» **Instruction**: Your task is to transcribe all of the data below exactly, omitting the images.

» **Data section**:
---+---

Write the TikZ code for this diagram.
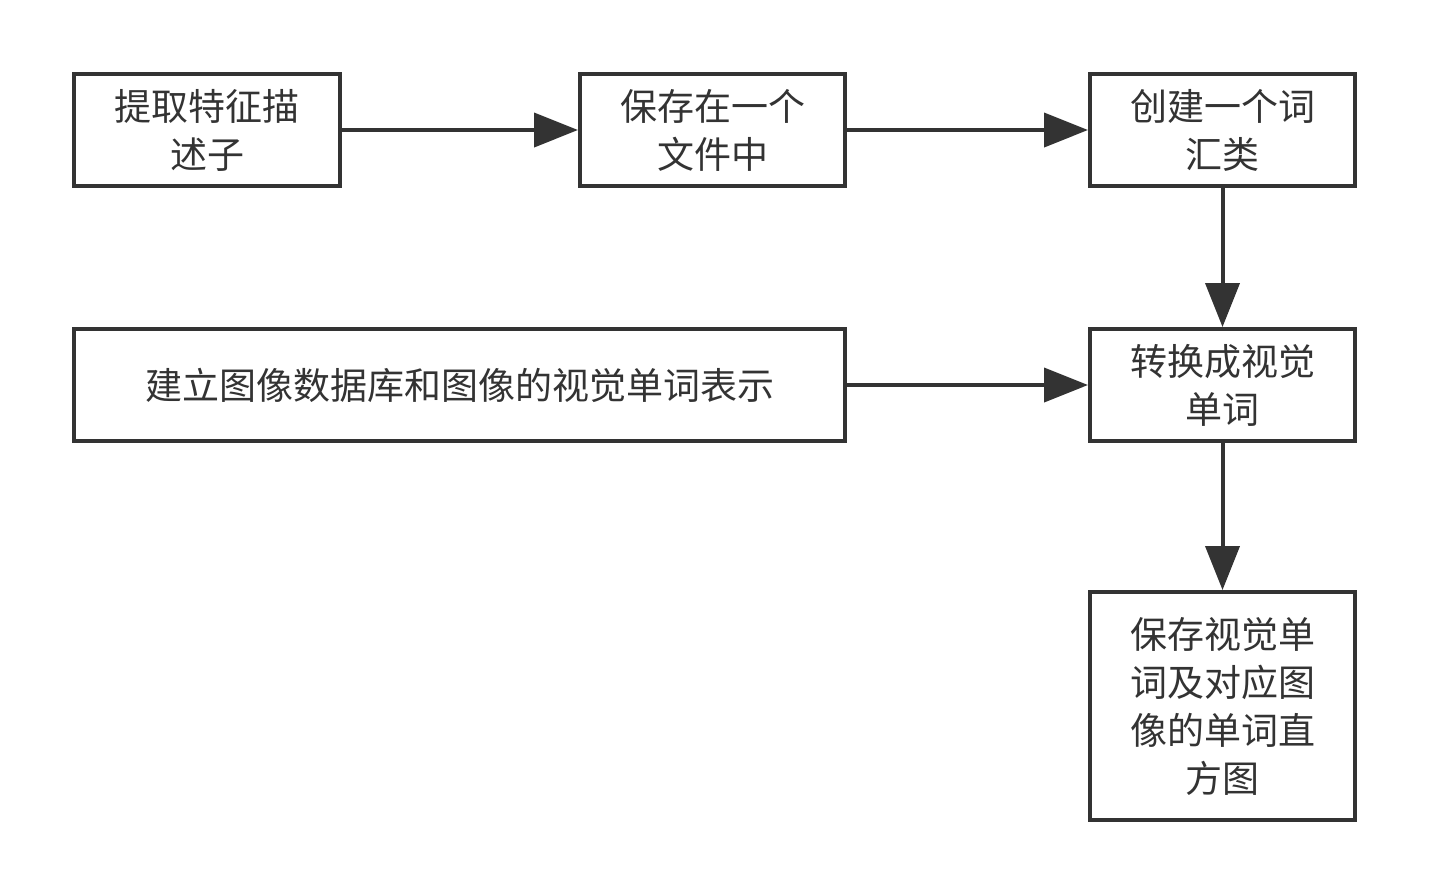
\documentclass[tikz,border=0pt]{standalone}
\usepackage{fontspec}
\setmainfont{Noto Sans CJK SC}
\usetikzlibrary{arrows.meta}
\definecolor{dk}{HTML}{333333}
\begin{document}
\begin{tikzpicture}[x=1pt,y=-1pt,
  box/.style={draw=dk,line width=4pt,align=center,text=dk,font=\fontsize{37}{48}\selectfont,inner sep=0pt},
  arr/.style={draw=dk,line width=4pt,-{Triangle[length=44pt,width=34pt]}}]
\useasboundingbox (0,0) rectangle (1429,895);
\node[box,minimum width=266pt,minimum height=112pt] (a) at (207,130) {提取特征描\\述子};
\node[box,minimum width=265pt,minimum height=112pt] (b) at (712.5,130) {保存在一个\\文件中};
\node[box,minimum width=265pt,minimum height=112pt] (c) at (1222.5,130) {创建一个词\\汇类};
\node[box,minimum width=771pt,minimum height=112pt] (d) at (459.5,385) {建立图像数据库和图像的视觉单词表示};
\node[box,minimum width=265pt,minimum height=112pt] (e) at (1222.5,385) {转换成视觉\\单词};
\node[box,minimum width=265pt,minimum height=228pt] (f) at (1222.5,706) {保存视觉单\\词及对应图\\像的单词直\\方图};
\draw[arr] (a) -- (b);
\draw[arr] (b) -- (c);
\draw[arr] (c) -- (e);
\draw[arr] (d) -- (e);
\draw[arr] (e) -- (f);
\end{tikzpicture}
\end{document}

---+---

» **Answer to the exercise**:
Write the TikZ code for this diagram.
\documentclass[tikz,border=0pt]{standalone}
\usepackage{fontspec}
\setmainfont{Noto Sans CJK SC}
\usetikzlibrary{arrows.meta}
\definecolor{dk}{HTML}{333333}
\begin{document}
\begin{tikzpicture}[x=1pt,y=-1pt,
  box/.style={draw=dk,line width=4pt,align=center,text=dk,font=\fontsize{37}{48}\selectfont,inner sep=0pt},
  arr/.style={draw=dk,line width=4pt,-{Triangle[length=44pt,width=34pt]}}]
\useasboundingbox (0,0) rectangle (1429,895);
\node[box,minimum width=266pt,minimum height=112pt] (a) at (207,130) {提取特征描\\述子};
\node[box,minimum width=265pt,minimum height=112pt] (b) at (712.5,130) {保存在一个\\文件中};
\node[box,minimum width=265pt,minimum height=112pt] (c) at (1222.5,130) {创建一个词\\汇类};
\node[box,minimum width=771pt,minimum height=112pt] (d) at (459.5,385) {建立图像数据库和图像的视觉单词表示};
\node[box,minimum width=265pt,minimum height=112pt] (e) at (1222.5,385) {转换成视觉\\单词};
\node[box,minimum width=265pt,minimum height=228pt] (f) at (1222.5,706) {保存视觉单\\词及对应图\\像的单词直\\方图};
\draw[arr] (a) -- (b);
\draw[arr] (b) -- (c);
\draw[arr] (c) -- (e);
\draw[arr] (d) -- (e);
\draw[arr] (e) -- (f);
\end{tikzpicture}
\end{document}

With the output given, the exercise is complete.